===== SUPPLIED MATERIAL

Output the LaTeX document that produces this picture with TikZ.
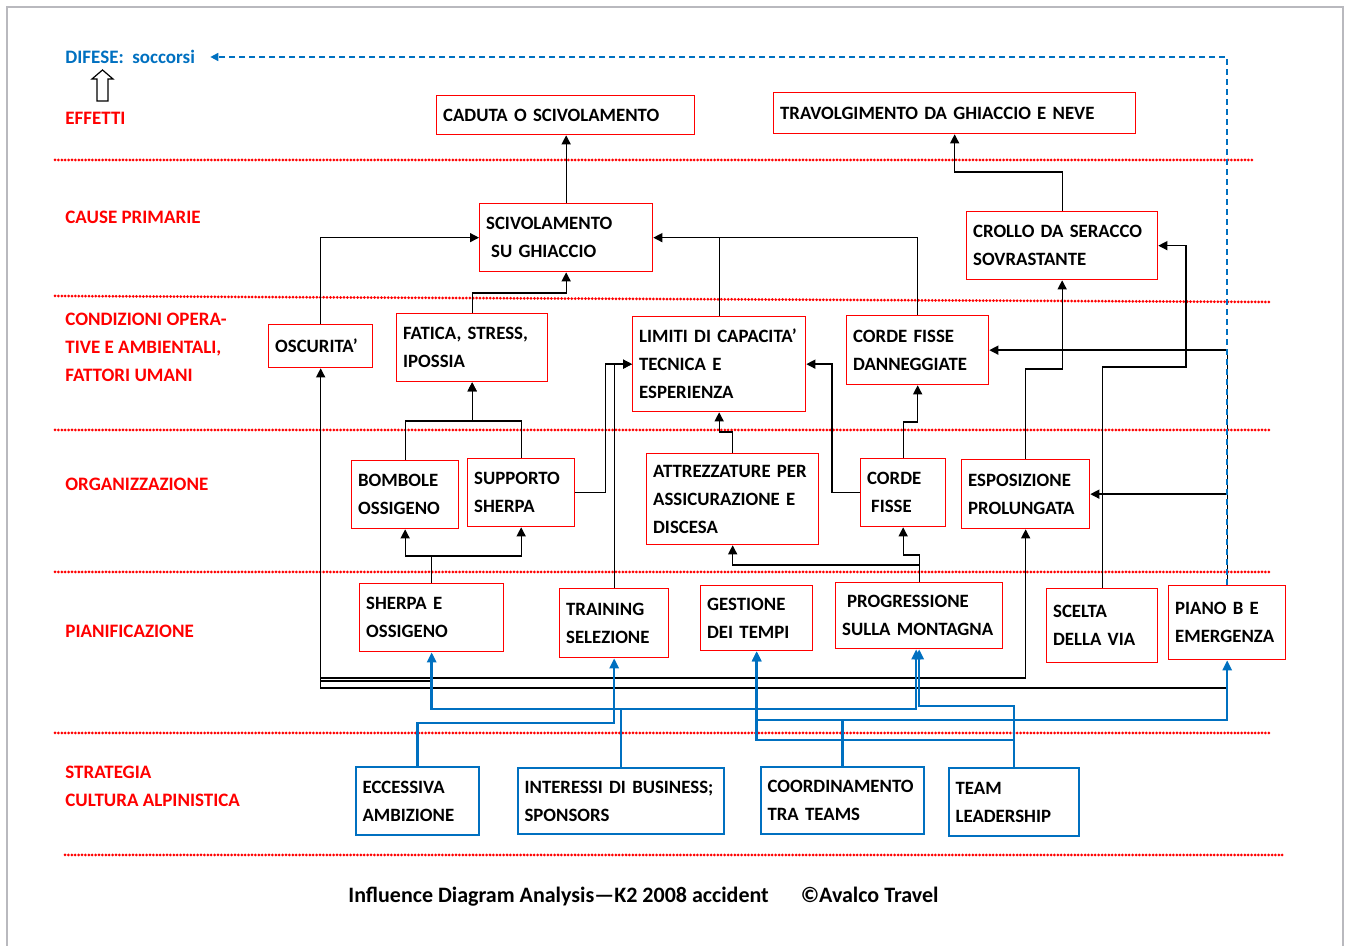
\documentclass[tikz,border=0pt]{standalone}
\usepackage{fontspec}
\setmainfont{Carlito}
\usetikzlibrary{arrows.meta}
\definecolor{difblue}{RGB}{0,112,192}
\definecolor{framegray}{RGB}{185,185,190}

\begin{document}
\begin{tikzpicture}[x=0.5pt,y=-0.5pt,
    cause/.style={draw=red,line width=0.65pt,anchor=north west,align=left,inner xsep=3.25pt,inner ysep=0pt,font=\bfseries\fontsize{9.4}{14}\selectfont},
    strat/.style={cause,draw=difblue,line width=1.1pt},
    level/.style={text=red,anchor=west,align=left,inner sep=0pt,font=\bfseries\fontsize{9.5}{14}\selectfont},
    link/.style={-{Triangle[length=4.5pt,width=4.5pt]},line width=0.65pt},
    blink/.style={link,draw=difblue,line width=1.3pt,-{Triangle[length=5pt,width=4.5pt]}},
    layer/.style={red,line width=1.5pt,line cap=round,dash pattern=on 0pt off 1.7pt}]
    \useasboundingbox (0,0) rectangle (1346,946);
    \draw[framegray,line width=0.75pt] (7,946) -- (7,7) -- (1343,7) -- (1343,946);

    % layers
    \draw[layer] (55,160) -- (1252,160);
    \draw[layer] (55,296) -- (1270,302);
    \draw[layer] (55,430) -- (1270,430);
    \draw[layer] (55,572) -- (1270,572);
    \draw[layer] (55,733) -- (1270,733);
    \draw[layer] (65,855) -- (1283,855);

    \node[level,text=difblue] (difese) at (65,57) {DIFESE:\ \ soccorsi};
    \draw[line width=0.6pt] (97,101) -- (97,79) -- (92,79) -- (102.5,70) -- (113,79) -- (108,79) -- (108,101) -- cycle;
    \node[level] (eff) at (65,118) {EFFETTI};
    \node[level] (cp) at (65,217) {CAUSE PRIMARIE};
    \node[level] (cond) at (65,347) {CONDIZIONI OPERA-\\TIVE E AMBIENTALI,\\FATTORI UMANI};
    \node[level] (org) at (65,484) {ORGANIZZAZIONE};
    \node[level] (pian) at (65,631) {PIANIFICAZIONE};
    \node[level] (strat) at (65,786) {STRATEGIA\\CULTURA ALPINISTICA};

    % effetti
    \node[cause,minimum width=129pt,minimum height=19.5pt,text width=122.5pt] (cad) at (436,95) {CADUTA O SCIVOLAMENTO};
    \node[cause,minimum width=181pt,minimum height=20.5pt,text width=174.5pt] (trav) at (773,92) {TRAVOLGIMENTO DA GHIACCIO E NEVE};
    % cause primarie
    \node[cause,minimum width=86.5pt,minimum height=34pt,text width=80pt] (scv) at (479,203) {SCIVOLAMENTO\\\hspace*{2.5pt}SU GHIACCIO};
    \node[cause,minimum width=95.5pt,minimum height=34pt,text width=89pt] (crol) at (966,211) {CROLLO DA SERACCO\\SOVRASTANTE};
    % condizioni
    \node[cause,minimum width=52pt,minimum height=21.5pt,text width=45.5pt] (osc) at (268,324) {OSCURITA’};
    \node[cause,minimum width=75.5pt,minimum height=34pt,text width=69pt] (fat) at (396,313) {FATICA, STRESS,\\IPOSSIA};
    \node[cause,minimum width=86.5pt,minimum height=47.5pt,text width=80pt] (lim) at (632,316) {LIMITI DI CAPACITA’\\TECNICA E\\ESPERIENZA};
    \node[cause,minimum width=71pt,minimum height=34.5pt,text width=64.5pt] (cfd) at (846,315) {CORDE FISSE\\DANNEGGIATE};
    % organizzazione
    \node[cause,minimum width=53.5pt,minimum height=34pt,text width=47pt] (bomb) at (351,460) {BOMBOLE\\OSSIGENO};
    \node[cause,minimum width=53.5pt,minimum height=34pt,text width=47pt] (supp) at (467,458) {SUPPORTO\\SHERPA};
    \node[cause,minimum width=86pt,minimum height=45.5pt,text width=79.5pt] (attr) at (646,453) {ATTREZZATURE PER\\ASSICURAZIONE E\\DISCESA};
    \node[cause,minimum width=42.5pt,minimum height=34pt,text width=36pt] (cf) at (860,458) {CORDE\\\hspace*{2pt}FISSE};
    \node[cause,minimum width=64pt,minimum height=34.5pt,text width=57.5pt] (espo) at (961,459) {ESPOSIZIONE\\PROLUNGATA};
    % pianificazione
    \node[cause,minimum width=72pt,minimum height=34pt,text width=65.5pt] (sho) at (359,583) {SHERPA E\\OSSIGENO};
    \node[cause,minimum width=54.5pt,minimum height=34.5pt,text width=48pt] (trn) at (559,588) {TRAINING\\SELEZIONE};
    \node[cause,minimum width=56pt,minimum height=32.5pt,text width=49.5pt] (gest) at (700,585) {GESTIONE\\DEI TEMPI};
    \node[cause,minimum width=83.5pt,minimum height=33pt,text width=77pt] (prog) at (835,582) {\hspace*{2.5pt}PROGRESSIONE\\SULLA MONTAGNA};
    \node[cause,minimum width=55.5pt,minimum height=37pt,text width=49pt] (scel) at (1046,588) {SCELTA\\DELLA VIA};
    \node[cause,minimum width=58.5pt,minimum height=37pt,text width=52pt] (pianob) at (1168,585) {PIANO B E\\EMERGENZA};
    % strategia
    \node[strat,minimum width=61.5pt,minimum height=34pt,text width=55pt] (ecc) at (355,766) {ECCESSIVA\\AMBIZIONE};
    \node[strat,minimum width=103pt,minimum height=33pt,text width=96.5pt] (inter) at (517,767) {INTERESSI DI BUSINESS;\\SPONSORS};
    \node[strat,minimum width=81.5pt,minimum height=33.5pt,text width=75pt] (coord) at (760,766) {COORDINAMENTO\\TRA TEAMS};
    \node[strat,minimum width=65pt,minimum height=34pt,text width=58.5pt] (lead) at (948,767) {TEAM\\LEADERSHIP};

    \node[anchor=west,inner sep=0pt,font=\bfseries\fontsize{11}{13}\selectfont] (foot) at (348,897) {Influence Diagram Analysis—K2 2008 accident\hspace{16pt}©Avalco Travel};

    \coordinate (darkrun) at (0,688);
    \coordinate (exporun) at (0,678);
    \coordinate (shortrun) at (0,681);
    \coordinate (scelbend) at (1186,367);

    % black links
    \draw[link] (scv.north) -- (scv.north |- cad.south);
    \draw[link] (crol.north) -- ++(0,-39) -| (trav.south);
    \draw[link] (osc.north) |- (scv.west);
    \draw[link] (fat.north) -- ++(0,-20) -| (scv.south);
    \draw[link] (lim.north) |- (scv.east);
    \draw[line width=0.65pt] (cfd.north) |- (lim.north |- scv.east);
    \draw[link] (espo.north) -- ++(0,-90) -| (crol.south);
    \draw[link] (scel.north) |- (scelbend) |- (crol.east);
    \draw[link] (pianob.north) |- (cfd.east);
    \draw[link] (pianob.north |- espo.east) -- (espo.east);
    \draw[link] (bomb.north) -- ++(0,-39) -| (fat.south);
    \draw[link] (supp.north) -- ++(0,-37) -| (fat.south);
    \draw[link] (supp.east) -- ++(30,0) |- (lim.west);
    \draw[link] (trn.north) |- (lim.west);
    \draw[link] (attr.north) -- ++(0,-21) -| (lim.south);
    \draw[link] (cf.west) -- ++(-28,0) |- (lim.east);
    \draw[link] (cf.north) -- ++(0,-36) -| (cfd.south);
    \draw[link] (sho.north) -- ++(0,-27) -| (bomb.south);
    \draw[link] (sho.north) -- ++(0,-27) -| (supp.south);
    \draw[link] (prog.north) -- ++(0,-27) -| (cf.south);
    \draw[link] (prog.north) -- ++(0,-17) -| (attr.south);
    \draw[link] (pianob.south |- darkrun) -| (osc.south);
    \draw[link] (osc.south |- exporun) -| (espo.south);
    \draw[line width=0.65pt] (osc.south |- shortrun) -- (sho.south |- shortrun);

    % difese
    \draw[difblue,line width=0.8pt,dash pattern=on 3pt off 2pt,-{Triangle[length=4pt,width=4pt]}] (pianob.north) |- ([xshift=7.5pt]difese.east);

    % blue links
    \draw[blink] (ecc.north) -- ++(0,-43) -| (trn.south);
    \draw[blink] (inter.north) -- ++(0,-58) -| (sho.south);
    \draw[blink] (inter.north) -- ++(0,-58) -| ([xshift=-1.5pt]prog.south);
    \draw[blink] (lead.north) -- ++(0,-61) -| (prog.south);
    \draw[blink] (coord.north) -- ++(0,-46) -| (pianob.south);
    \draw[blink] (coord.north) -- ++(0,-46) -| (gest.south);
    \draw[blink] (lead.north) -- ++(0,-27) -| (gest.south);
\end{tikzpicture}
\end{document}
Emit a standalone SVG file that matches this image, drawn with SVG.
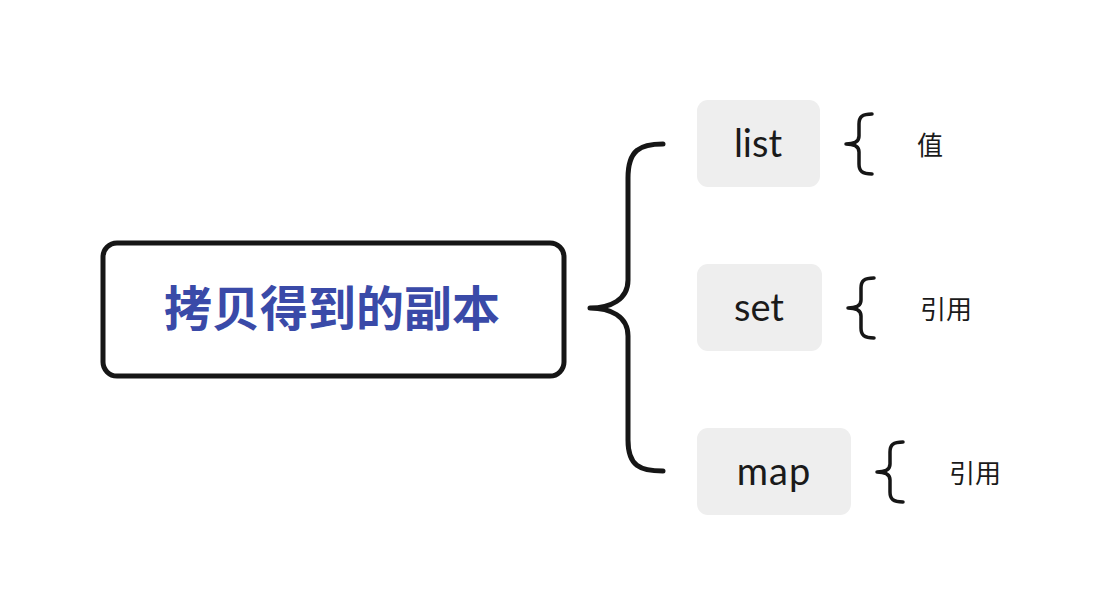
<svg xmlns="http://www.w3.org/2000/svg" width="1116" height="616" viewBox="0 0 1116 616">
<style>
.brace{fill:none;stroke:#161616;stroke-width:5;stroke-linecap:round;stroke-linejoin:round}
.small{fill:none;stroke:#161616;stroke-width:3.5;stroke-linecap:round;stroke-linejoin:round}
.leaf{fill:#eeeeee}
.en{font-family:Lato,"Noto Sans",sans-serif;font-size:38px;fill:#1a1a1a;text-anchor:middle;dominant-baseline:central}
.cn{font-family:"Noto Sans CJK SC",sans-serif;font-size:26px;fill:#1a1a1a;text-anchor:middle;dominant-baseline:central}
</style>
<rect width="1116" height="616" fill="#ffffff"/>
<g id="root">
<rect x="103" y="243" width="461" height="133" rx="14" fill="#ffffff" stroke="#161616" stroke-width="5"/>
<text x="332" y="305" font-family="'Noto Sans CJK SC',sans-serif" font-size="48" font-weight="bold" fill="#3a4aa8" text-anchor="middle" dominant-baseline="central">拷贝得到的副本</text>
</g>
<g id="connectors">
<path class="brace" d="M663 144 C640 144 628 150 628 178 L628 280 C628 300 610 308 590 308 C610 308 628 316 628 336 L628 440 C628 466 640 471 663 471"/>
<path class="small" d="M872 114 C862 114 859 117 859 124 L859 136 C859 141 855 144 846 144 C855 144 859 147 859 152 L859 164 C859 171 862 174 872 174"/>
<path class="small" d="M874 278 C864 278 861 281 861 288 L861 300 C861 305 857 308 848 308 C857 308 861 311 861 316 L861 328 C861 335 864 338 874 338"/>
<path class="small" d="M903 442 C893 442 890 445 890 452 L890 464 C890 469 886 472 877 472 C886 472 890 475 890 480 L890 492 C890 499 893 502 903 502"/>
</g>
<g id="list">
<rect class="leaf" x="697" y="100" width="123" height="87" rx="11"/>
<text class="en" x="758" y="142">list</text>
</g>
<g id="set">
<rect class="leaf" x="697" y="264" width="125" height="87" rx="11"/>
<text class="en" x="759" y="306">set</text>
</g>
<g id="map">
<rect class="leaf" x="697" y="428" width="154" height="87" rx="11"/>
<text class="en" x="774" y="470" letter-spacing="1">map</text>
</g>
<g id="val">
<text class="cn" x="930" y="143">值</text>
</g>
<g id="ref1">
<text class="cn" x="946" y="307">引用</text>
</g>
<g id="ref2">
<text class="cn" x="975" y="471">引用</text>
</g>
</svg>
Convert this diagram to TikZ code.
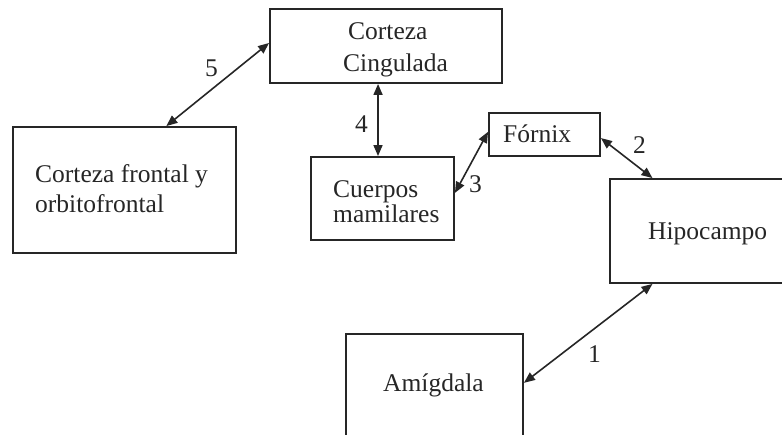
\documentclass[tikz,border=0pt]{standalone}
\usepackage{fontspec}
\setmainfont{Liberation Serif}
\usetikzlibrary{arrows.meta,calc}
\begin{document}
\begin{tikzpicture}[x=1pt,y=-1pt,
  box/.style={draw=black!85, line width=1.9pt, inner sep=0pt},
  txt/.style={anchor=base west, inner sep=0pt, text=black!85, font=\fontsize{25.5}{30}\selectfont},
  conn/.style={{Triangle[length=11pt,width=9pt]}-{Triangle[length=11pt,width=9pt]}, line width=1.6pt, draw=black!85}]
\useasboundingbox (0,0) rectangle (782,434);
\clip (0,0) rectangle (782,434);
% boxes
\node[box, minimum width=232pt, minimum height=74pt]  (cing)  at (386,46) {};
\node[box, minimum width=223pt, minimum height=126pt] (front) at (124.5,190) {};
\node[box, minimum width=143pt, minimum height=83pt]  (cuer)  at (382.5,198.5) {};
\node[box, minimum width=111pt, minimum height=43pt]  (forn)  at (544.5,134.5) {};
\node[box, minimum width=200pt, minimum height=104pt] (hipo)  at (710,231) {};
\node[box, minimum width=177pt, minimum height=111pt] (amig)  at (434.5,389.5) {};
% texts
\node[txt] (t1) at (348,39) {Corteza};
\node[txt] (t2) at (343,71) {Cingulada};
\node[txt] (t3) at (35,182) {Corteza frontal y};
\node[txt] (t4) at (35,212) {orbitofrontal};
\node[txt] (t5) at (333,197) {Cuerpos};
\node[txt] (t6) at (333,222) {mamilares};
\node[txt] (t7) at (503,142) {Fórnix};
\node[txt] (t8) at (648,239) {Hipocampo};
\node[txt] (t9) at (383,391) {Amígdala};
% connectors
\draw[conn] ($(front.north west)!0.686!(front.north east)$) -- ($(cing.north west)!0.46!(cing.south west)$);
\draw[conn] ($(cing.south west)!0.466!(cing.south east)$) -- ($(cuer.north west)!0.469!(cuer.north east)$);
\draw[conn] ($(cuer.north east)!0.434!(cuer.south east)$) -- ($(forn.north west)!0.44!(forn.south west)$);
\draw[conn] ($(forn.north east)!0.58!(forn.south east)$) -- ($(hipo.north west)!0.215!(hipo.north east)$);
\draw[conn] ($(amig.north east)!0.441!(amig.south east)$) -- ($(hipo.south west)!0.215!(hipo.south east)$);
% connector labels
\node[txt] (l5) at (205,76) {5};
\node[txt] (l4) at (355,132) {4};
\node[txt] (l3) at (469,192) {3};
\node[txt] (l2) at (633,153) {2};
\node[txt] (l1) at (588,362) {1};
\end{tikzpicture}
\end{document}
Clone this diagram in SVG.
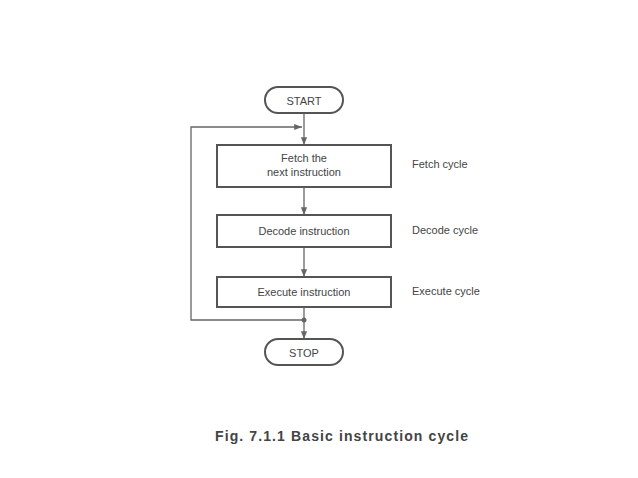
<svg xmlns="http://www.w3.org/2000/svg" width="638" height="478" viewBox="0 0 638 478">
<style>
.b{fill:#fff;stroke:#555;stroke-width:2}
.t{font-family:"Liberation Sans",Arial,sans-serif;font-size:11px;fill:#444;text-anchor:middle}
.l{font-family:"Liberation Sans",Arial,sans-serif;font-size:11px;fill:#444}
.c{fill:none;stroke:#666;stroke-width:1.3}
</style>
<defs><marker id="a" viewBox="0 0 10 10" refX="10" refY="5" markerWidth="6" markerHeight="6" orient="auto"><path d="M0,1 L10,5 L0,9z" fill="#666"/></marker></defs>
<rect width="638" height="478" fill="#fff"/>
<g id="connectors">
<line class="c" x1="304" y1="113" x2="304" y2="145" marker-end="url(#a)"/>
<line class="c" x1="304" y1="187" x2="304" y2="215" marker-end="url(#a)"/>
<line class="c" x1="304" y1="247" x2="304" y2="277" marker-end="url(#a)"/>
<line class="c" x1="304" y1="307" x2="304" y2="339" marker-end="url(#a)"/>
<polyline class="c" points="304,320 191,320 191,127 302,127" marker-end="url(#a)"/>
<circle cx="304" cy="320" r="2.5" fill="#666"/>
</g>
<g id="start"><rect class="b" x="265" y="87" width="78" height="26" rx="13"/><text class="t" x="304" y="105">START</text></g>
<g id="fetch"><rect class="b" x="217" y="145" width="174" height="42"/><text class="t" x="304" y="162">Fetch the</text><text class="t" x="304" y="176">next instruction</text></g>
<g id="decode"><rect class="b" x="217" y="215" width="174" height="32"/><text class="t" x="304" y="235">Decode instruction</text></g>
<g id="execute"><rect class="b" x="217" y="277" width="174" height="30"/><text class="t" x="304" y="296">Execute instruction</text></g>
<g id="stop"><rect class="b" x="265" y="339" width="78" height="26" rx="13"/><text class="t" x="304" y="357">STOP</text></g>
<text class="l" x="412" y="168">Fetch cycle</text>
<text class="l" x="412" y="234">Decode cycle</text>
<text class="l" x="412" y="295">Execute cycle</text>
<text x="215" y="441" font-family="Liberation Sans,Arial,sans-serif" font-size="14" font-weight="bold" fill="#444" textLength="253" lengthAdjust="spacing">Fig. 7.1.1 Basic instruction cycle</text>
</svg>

==========

### [WRITTEN PROBLEM]
Exactly reproduce the run of lines from the start of the listing through the line with "(65,855) -- (1283,855);", inclusive; pictures are not copied.

### [THE SOLUTION]
Output the LaTeX document that produces this picture with TikZ.
\documentclass[tikz,border=0pt]{standalone}
\usepackage{fontspec}
\setmainfont{Carlito}
\usetikzlibrary{arrows.meta}
\definecolor{difblue}{RGB}{0,112,192}
\definecolor{framegray}{RGB}{185,185,190}

\begin{document}
\begin{tikzpicture}[x=0.5pt,y=-0.5pt,
    cause/.style={draw=red,line width=0.65pt,anchor=north west,align=left,inner xsep=3.25pt,inner ysep=0pt,font=\bfseries\fontsize{9.4}{14}\selectfont},
    strat/.style={cause,draw=difblue,line width=1.1pt},
    level/.style={text=red,anchor=west,align=left,inner sep=0pt,font=\bfseries\fontsize{9.5}{14}\selectfont},
    link/.style={-{Triangle[length=4.5pt,width=4.5pt]},line width=0.65pt},
    blink/.style={link,draw=difblue,line width=1.3pt,-{Triangle[length=5pt,width=4.5pt]}},
    layer/.style={red,line width=1.5pt,line cap=round,dash pattern=on 0pt off 1.7pt}]
    \useasboundingbox (0,0) rectangle (1346,946);
    \draw[framegray,line width=0.75pt] (7,946) -- (7,7) -- (1343,7) -- (1343,946);

    % layers
    \draw[layer] (55,160) -- (1252,160);
    \draw[layer] (55,296) -- (1270,302);
    \draw[layer] (55,430) -- (1270,430);
    \draw[layer] (55,572) -- (1270,572);
    \draw[layer] (55,733) -- (1270,733);
    \draw[layer] (65,855) -- (1283,855);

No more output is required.